Ambient-pressure crystallization of 1,4-diazabicyclo[2.2.2]octane hydroiodine (dabcoHI, [C6H13N2]+I–) leads to unsolvated dabcoHI polymorphs built of NH+···N bonded polycationic chains. High-pressure crystallization from aqueous solution leads to hydration already at 0.50 GPa. Single-crystals of two different monohydrates, α-dabcoHI·H2O at 0.50 GPa and β-dabcoHI·H2O at 1.40 GPa, have been in situ grown in a diamond-anvil cell in isothermal and isochoric conditions and their structures determined by X-ray diffraction. The NH+···N bonded chains, characteristic of unsolvated dabcoHI polymorphs, in α-hydrate coexist with NH+···N, NH+···O, and N···HO bonded cyclic aggregates. In the β-hydrate all NH+···N bonds are replaced by OH···N, N···OH, and bifurcated NH+···O/I– bonds, which is the first hydrogen bond involving NH+ and I– ions in all dabcoHI hydrogen bonded complexes investigated so far.
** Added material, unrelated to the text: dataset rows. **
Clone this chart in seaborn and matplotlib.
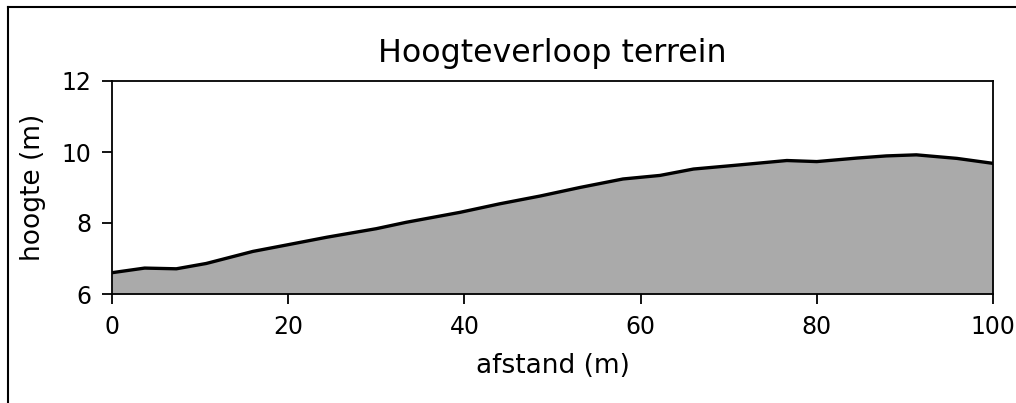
import matplotlib
matplotlib.use("Agg")
import matplotlib.pyplot as plt
from matplotlib.lines import Line2D
import seaborn as sns
import pandas as pd

# distance along the profile (m) and terrain height (m)
afstand = [0, 3.7, 7.3, 10.7, 16.0, 19.8, 24.4, 30.0, 33.4, 39.5, 44.0, 48.6,
           53.1, 58.0, 62.2, 66.0, 70.5, 76.6, 80.0, 84.6, 87.9, 91.3, 95.9, 100]
hoogte = [6.60, 6.73, 6.71, 6.86, 7.20, 7.38, 7.60, 7.84, 8.02, 8.30, 8.54, 8.76,
          9.00, 9.24, 9.34, 9.52, 9.62, 9.76, 9.73, 9.83, 9.89, 9.92, 9.82, 9.68]

title = "Hoogteverloop terrein"
xlabel = "afstand (m)"
ylabel = "hoogte (m)"
xticks = [0, 20, 40, 60, 80, 100]
yticks = [6, 8, 10, 12]

df = pd.DataFrame({"afstand": afstand, "hoogte": hoogte})

plt.rcParams["font.family"] = ["DejaVu Sans"]
fig = plt.figure(figsize=(10.16, 4.03), dpi=100)
ax = fig.add_axes([112 / 1016, 1 - 294 / 403, (993 - 112) / 1016, (294 - 81) / 403])

ax.fill_between(df["afstand"], df["hoogte"], 6, color="#aaaaaa", linewidth=0)
sns.lineplot(data=df, x="afstand", y="hoogte", ax=ax, color="black", linewidth=2.4)

ax.set_xlim(0, 100)
ax.set_ylim(6, 12)
ax.set_xticks(xticks)
ax.set_yticks(yticks)
ax.tick_params(labelsize=17, length=7, width=1.3, pad=8)
for s in ax.spines.values():
    s.set_linewidth(1.3)
ax.set_title(title, fontsize=22.8, pad=13.5)
ax.set_xlabel(xlabel, fontsize=19, labelpad=10)
ax.set_ylabel(ylabel, fontsize=19, labelpad=11)

# outer frame of the figure (top and left edges visible)
fig.add_artist(Line2D([8.3 / 1016, 8.3 / 1016], [-0.1, 1 - 7.3 / 403], transform=fig.transFigure, color="black", linewidth=1.5))
fig.add_artist(Line2D([8.3 / 1016, 1.1], [1 - 7.3 / 403, 1 - 7.3 / 403], transform=fig.transFigure, color="black", linewidth=1.5))

fig.savefig("out.png", dpi=100)
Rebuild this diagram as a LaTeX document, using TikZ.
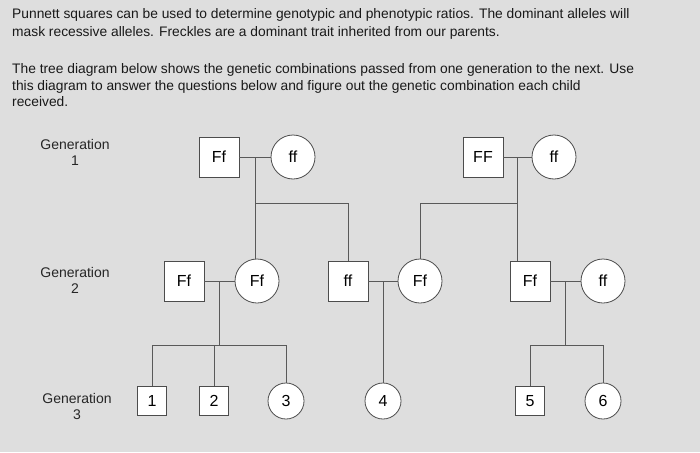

High-pressure dehydration has been achieved above 0.50 GPa by crystallizing the sample above 350 K, consistently with the positive slope of the boundary between anhydrated and hydrated dabcoHI phases in the p/T diagram. The structural mechanism of pressure-promoted hydration combining varied intermolecular interactions, H-bonds, and more efficient crystal packing has been discussed. It has been shown that pressure can be an efficient means for modifying solvation of compounds in general.